»»

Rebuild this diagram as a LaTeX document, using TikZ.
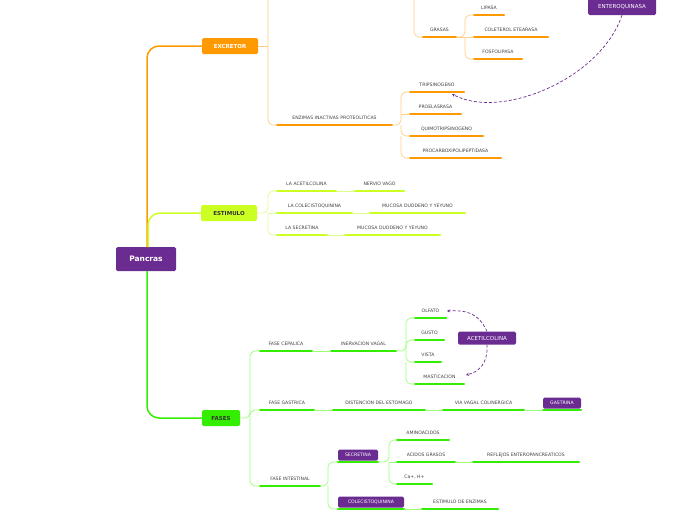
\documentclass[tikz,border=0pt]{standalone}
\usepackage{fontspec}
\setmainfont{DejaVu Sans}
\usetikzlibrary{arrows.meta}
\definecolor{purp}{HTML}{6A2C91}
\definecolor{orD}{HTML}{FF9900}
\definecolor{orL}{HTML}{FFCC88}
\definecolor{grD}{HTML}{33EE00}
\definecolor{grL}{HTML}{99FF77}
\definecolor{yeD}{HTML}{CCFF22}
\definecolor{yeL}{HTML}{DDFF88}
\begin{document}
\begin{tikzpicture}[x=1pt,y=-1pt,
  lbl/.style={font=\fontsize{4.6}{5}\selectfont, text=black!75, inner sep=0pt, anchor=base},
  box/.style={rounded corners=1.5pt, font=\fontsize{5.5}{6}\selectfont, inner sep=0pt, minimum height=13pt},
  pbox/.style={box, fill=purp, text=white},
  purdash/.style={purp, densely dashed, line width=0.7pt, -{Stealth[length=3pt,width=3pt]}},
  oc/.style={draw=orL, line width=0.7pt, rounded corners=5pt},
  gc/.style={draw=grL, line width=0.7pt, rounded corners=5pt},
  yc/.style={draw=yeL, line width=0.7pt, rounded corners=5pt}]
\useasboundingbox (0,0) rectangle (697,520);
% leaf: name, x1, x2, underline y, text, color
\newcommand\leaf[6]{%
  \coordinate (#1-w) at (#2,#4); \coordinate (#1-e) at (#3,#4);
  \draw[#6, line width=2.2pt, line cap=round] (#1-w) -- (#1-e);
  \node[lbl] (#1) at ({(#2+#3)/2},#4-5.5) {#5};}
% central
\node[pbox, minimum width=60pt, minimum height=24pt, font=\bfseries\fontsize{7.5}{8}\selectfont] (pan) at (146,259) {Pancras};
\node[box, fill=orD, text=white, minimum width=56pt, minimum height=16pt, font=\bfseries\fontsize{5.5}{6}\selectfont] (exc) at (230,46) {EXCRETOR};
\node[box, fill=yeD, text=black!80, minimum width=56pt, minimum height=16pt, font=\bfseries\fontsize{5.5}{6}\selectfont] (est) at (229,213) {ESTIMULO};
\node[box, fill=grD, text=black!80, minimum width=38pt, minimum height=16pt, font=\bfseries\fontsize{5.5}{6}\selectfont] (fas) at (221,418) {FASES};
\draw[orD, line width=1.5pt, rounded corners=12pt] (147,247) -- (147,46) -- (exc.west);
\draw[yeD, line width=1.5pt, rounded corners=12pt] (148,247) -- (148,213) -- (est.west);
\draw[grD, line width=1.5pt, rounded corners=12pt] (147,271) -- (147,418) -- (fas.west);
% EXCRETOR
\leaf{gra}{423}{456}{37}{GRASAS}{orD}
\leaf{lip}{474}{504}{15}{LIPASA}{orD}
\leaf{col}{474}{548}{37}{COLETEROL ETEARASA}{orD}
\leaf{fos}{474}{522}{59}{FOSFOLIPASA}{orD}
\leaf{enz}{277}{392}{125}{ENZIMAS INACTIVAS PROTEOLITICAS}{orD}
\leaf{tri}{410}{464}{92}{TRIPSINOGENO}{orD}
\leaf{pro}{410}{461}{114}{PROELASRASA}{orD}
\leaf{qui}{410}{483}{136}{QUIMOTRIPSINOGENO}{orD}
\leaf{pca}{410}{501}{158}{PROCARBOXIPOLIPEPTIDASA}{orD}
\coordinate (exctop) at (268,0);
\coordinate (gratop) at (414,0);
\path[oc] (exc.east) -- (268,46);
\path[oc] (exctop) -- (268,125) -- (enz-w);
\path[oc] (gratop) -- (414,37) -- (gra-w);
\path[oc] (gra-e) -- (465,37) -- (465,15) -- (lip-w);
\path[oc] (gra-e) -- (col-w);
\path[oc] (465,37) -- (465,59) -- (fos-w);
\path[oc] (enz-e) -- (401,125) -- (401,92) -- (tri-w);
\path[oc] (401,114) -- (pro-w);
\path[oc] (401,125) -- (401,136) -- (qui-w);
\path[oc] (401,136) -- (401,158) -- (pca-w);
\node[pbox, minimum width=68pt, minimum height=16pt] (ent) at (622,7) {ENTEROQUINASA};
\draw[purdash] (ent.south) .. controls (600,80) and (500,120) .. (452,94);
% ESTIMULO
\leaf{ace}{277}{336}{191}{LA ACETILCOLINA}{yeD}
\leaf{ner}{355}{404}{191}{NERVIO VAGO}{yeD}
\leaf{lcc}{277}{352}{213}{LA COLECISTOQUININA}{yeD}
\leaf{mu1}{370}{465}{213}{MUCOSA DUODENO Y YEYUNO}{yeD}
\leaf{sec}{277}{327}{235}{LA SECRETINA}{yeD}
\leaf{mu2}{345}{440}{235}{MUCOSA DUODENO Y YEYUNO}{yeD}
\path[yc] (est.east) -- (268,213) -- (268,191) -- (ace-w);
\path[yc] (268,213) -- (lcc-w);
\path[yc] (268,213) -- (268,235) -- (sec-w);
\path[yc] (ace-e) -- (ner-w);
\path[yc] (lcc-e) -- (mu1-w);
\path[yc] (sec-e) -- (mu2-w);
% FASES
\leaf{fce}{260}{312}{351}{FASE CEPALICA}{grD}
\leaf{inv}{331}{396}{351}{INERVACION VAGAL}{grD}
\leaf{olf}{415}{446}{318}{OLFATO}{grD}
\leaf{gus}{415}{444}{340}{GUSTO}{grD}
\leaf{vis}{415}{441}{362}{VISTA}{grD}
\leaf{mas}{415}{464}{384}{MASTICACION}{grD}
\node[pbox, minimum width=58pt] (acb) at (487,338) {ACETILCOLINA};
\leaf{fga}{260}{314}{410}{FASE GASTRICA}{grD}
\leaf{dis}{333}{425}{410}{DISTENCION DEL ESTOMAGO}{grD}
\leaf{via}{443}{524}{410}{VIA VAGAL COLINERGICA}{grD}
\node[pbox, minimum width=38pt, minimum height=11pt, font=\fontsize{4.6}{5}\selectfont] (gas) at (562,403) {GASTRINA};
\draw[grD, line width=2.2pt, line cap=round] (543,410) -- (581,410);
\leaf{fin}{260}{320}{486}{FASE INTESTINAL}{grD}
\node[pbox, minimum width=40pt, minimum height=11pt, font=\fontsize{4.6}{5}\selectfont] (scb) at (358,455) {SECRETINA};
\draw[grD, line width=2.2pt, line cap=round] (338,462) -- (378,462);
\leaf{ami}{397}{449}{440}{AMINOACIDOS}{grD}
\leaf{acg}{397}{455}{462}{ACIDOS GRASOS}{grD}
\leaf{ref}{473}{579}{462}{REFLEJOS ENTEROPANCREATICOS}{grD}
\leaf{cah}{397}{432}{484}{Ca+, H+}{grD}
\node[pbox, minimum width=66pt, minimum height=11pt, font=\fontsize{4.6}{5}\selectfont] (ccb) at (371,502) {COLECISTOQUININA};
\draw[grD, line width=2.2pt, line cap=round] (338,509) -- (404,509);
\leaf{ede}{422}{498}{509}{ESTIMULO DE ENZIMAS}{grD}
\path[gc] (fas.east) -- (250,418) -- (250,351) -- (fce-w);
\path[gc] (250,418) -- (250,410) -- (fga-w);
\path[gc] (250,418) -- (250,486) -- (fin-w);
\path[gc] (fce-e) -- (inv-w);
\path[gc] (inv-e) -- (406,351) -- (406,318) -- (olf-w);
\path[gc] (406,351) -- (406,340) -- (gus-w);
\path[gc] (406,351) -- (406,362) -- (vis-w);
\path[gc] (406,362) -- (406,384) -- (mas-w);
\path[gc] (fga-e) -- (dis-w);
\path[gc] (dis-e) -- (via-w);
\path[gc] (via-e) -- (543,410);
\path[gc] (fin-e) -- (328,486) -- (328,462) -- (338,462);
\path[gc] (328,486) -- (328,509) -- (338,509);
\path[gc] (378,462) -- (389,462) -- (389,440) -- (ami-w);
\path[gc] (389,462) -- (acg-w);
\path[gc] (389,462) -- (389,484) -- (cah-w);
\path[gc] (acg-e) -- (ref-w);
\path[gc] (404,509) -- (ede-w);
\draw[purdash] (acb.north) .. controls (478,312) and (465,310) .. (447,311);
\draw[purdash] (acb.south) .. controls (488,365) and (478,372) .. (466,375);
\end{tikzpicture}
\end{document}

««
»»

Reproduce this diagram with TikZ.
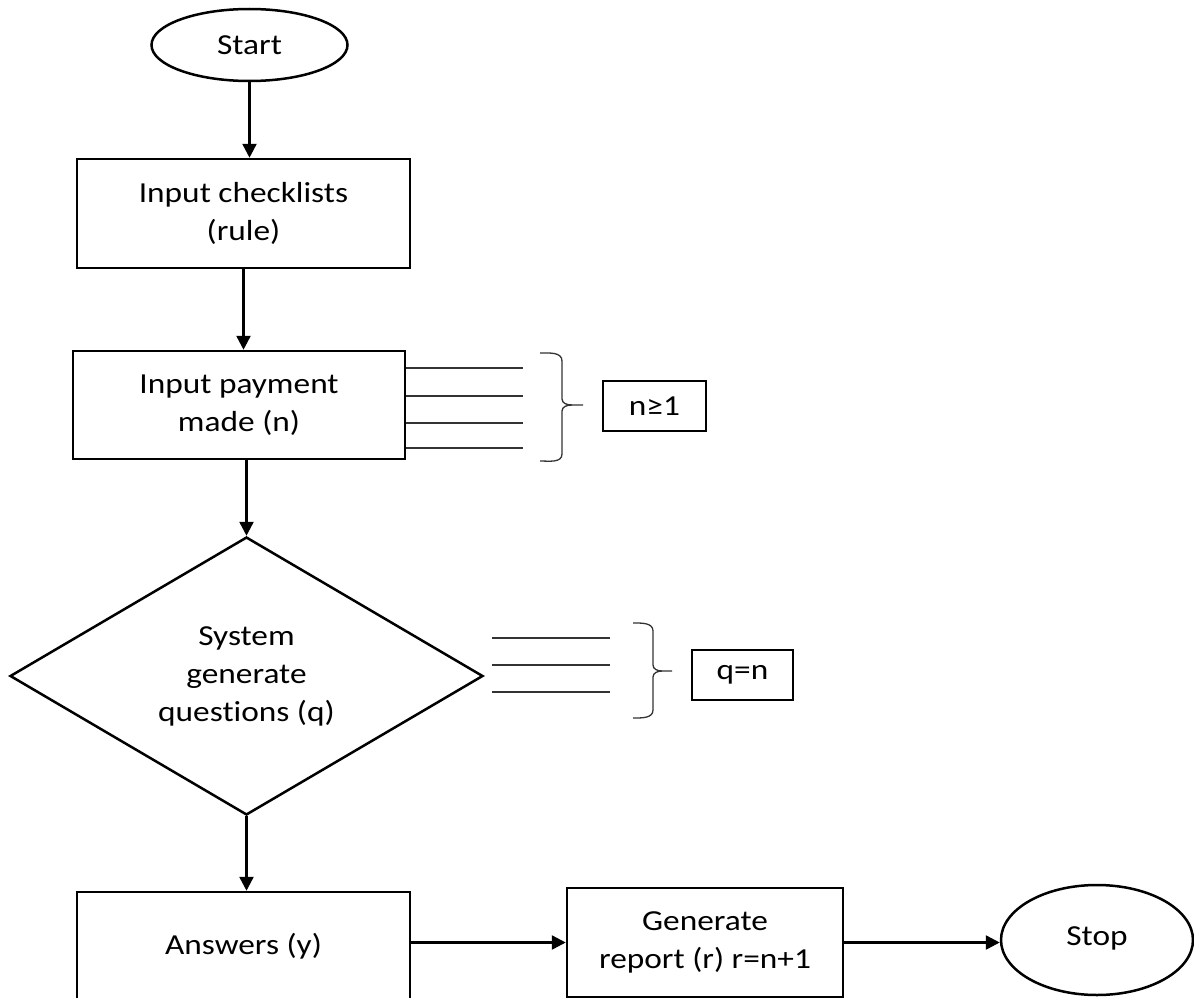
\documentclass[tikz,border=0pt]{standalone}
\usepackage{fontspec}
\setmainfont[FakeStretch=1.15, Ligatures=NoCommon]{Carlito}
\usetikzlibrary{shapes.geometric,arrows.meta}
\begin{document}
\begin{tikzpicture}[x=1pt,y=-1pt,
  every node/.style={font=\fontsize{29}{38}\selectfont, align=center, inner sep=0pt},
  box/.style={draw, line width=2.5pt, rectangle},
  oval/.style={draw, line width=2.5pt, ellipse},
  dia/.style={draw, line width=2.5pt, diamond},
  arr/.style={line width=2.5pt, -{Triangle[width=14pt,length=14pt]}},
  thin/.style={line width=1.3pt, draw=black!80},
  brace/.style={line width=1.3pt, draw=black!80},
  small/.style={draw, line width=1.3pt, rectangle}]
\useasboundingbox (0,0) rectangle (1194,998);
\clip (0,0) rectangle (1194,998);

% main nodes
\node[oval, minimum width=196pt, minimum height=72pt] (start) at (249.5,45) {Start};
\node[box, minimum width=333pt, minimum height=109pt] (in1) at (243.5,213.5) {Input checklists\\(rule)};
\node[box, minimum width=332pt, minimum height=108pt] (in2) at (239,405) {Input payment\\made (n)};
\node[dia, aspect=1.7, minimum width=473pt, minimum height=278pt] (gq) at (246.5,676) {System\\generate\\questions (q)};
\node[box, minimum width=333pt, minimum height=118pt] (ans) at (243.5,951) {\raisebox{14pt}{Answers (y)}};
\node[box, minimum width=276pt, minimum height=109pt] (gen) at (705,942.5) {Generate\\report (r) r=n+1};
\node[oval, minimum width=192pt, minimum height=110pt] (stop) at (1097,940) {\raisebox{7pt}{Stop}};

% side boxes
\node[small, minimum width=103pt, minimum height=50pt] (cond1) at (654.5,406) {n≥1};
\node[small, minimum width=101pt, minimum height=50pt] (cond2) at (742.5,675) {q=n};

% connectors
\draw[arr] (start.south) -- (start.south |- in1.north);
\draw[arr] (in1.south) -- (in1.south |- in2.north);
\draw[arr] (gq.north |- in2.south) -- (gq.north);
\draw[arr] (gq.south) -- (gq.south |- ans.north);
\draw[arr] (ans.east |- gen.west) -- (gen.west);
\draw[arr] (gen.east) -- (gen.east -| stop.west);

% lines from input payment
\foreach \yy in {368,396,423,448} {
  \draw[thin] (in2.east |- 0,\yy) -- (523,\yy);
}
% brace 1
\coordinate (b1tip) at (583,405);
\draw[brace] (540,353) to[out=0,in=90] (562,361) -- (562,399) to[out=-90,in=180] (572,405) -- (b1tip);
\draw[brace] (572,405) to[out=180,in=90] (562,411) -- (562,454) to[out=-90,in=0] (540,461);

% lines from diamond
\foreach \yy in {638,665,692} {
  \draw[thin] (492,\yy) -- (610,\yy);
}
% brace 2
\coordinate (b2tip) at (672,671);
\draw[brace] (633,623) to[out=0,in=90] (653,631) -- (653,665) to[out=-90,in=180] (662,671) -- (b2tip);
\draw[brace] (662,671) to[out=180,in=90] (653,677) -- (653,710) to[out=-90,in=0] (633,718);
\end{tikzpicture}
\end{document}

««
»»

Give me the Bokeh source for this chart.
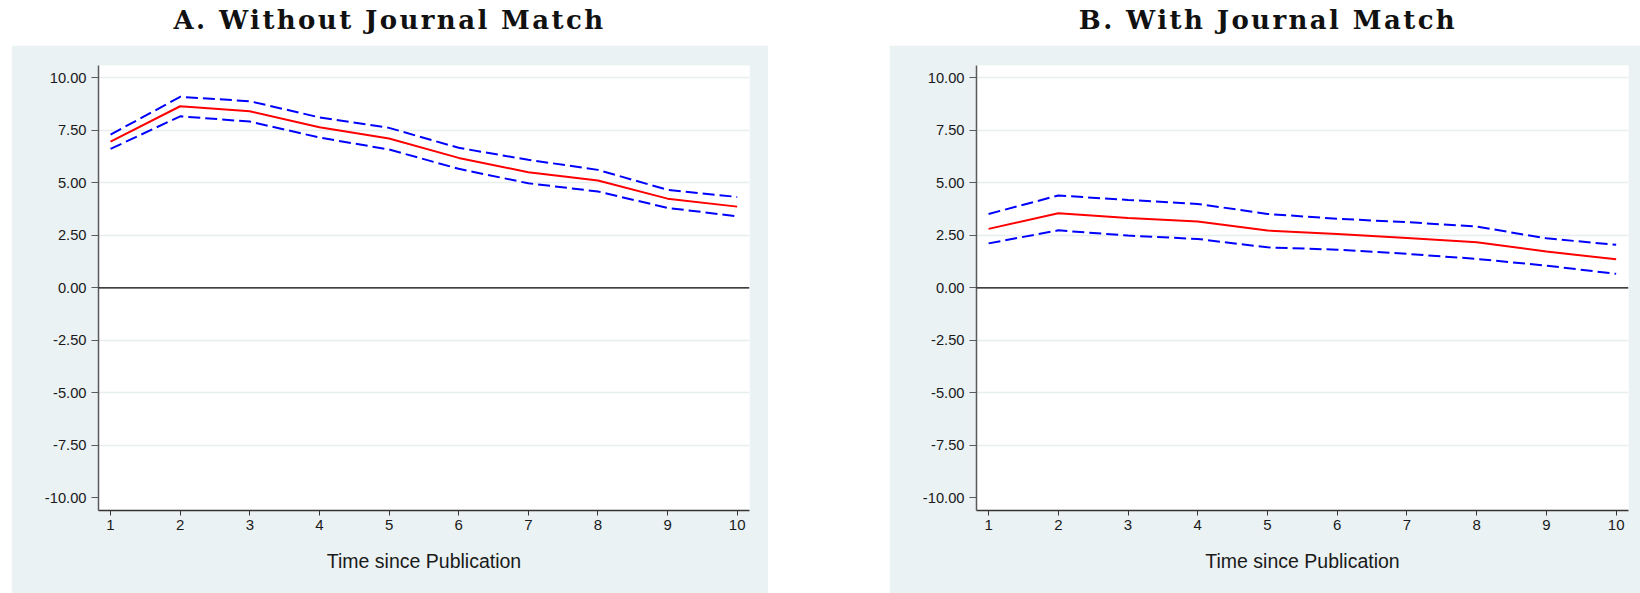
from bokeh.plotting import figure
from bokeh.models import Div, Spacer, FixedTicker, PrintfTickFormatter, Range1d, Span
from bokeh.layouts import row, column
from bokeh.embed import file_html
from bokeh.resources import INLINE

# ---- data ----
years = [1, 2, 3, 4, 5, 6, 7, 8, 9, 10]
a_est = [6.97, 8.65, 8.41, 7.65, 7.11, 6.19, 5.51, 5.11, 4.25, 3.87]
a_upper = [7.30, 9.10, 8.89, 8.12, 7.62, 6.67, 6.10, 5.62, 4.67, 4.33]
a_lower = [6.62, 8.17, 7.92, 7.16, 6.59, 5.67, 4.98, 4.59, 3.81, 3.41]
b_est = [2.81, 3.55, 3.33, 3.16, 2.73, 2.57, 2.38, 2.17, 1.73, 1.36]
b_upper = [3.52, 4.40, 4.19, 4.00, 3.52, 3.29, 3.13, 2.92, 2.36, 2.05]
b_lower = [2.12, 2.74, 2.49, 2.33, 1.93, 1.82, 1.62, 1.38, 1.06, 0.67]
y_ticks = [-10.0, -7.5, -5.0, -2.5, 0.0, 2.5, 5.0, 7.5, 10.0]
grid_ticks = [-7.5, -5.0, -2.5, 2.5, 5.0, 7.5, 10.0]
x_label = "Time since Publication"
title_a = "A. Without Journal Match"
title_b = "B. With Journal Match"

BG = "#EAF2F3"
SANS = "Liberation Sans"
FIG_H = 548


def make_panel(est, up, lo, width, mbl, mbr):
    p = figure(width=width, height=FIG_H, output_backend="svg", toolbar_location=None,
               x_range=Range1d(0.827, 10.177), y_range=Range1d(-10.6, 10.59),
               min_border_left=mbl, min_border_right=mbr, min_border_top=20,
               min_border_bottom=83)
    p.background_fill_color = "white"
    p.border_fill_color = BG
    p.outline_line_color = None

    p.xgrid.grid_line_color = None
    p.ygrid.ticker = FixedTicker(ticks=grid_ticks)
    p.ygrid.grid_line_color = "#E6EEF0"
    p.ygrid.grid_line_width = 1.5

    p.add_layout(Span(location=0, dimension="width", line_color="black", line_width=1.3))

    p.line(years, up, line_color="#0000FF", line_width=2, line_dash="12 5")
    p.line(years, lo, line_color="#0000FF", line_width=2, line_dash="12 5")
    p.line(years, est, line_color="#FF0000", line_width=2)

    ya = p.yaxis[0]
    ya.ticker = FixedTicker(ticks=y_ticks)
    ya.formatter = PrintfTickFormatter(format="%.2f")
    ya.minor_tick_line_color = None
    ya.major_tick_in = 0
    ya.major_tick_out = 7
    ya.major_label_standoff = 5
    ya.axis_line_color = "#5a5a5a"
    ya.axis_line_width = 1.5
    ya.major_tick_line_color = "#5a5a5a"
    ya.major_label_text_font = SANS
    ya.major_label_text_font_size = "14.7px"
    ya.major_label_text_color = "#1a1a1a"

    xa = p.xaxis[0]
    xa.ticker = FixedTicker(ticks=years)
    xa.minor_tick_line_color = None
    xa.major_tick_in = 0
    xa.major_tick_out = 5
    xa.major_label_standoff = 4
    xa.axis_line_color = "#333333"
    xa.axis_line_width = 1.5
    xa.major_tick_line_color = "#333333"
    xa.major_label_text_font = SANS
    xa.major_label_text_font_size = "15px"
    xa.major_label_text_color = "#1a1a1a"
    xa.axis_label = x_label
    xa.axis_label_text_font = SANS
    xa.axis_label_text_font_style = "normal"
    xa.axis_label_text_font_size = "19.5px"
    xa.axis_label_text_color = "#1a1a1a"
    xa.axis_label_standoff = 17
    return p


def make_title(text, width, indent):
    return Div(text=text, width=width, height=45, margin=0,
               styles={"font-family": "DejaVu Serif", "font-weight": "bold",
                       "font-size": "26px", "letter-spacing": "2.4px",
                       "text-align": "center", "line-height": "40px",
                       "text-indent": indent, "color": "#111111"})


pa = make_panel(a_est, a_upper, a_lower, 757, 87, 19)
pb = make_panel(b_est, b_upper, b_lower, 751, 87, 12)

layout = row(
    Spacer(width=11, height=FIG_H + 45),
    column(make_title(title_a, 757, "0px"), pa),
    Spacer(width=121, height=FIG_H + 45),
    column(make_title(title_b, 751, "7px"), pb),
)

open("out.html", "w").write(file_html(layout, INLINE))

««

**Short problem:**
Set down, without pictures, the lines between the line holding "Give me the Bokeh source for this chart." and the line holding "from bokeh.resources import INLINE", both inclusive.

**Problem solution:**
Give me the Bokeh source for this chart.
from bokeh.plotting import figure
from bokeh.models import Div, Spacer, FixedTicker, PrintfTickFormatter, Range1d, Span
from bokeh.layouts import row, column
from bokeh.embed import file_html
from bokeh.resources import INLINE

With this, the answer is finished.